Year-end consolidated in-kind statement
When generating year-end annual statements, in-kind gifts appear as a separate section (description only, no totals). This is in addition to (not a replacement for) the per-gift acknowledgment.
When the donor asks for a value
This comes up often:
- "What's my tax deduction for the cabinets I donated?"
- "Can you put $1,500 on the receipt for the lift gate?"
Both are well-meaning but the affiliate shouldn't oblige. Your response:
- "We're not able to state a value — IRS rules say valuation is the donor's responsibility"
- "Items under $5,000 — most donors use the actual cost or fair-market-value of comparable items"
- "Items $5,000+ — we strongly recommend a qualified appraisal"
- "I'm happy to provide the description; that's what we acknowledge"
Train your team to handle these requests consistently.
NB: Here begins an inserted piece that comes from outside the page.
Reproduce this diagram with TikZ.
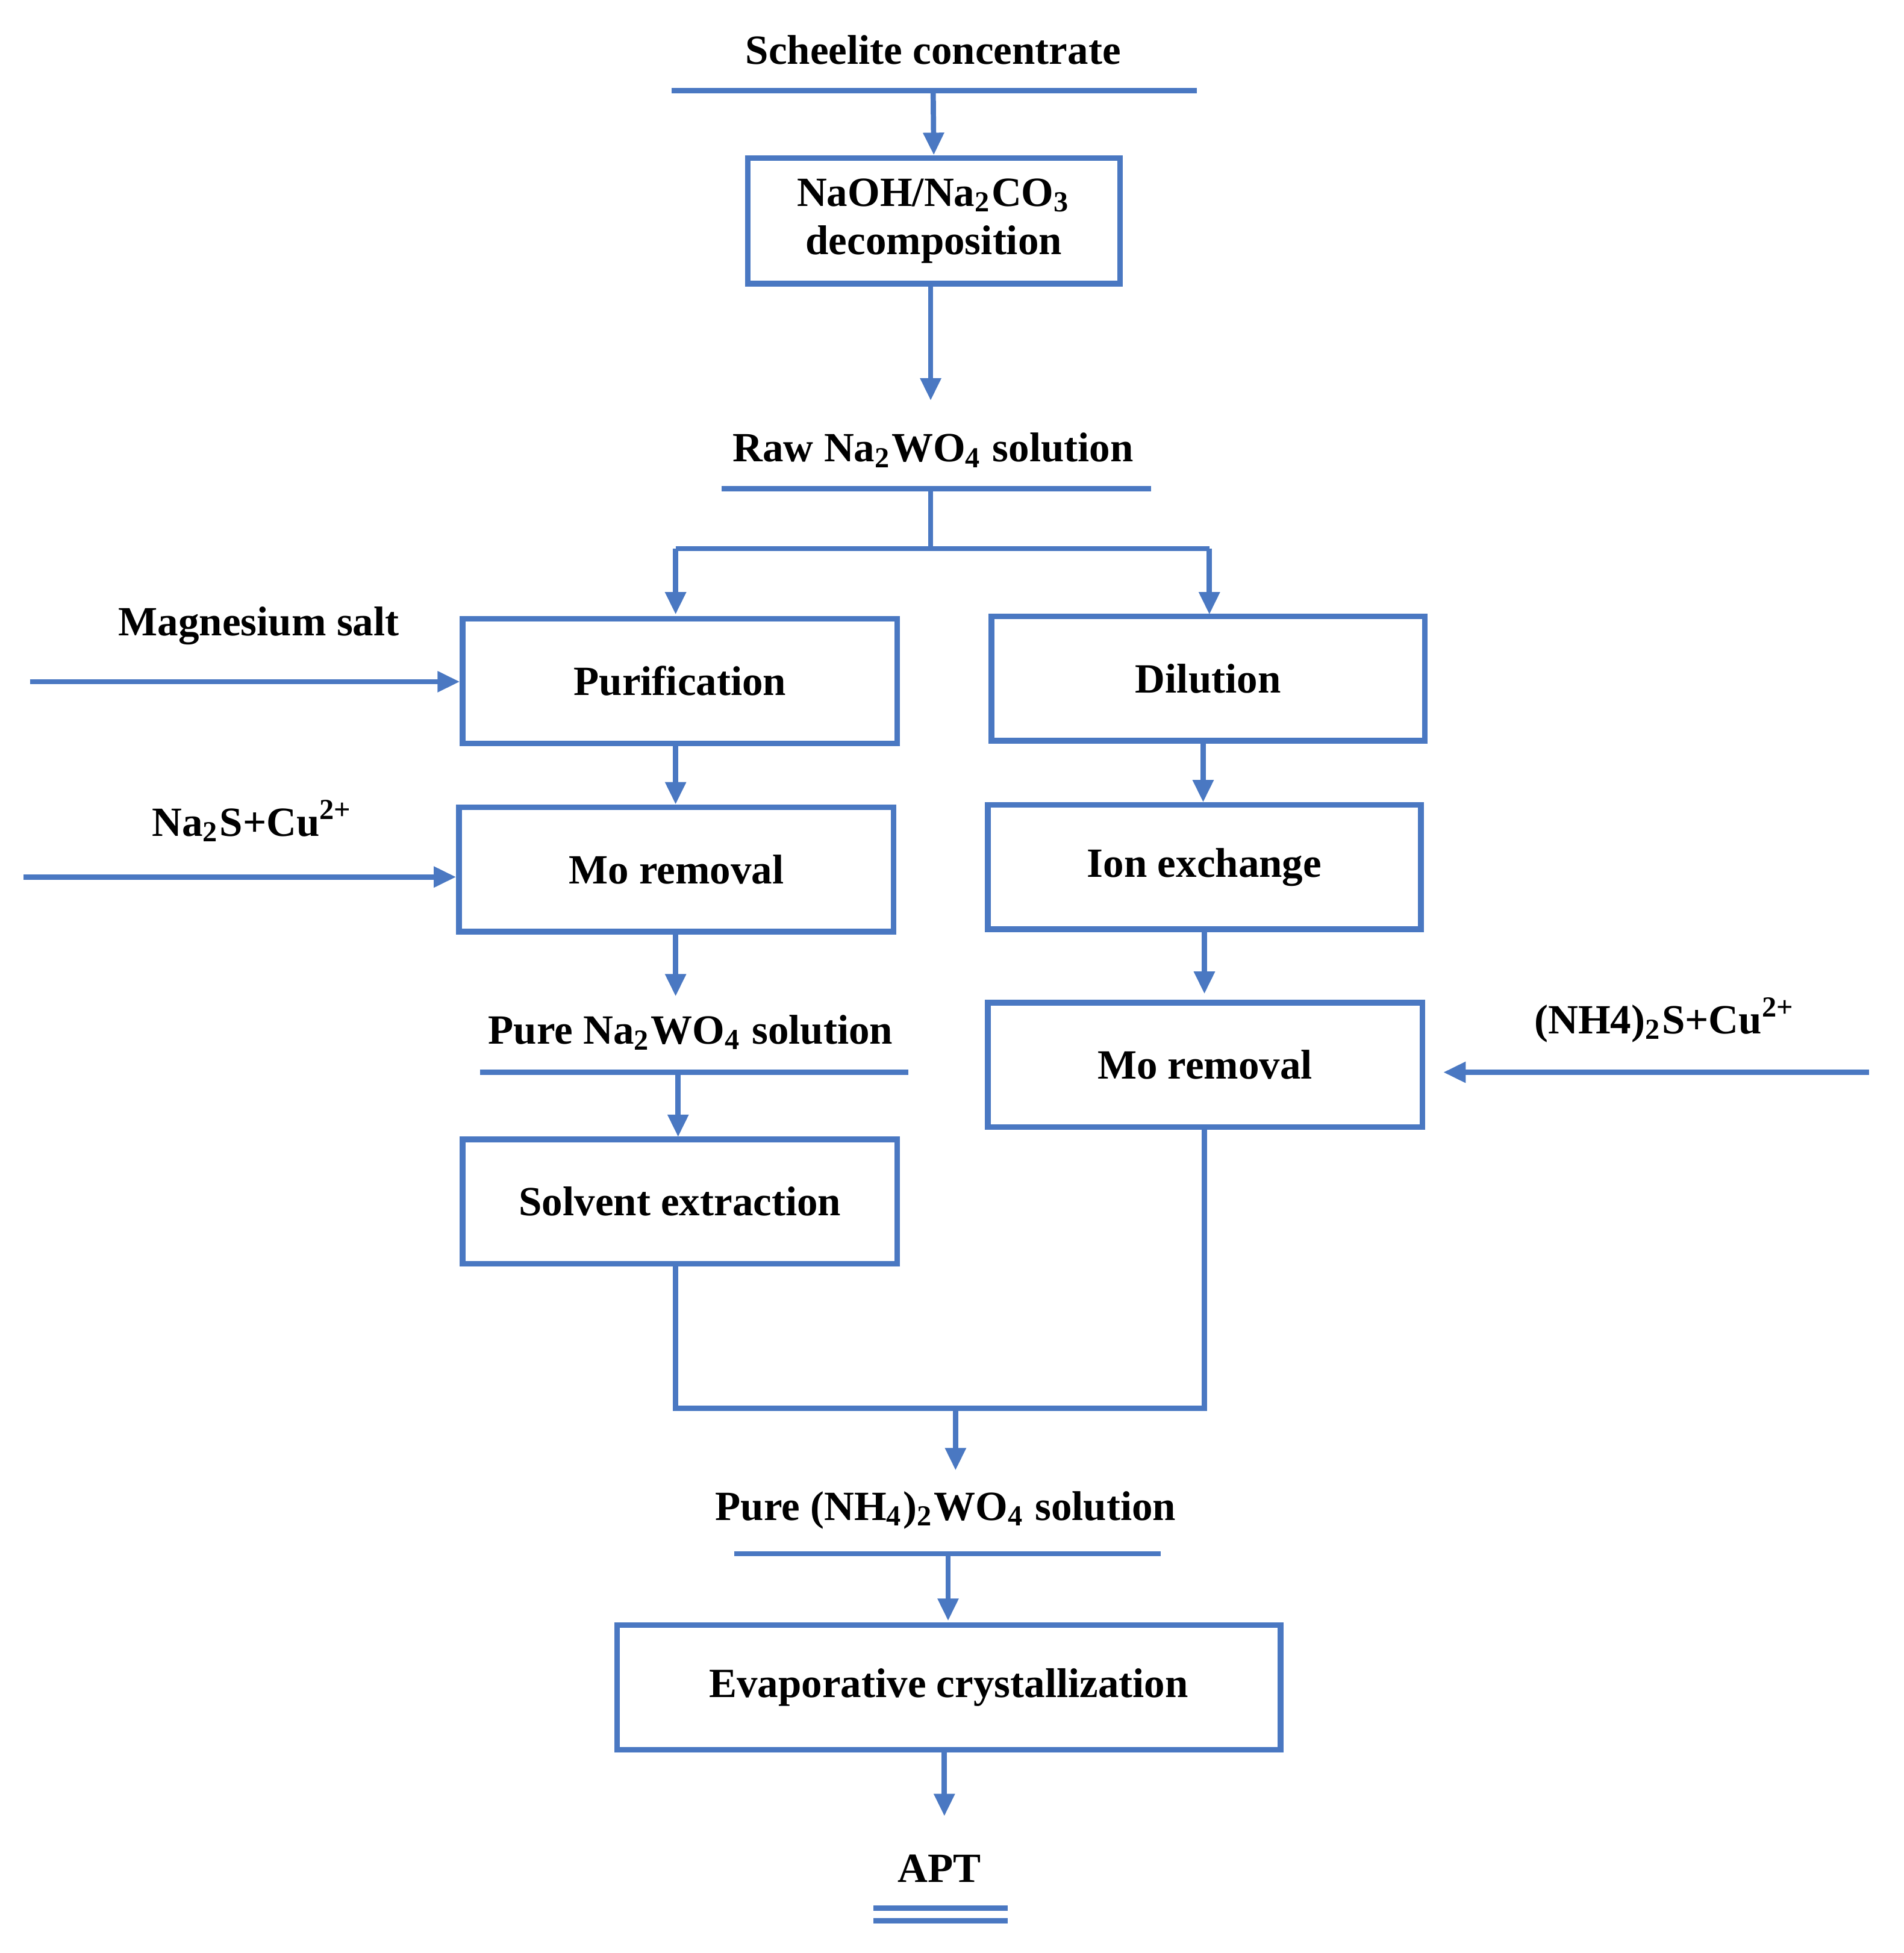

A clear "we can't, and here's why" is better than a vague answer.
Future enhancement
Built-in IRS-compliant in-kind acknowledgment letter generation is on the roadmap, including:
- Automatic letter on in-kind donation creation
- Donor-side download
- Form 1098-C generation for vehicles
- Year-end batch for any donors who haven't received per-gift acknowledgments
Until those land, treat in-kind acknowledgment as a manual workflow with the in-kind donation record as your tracking system.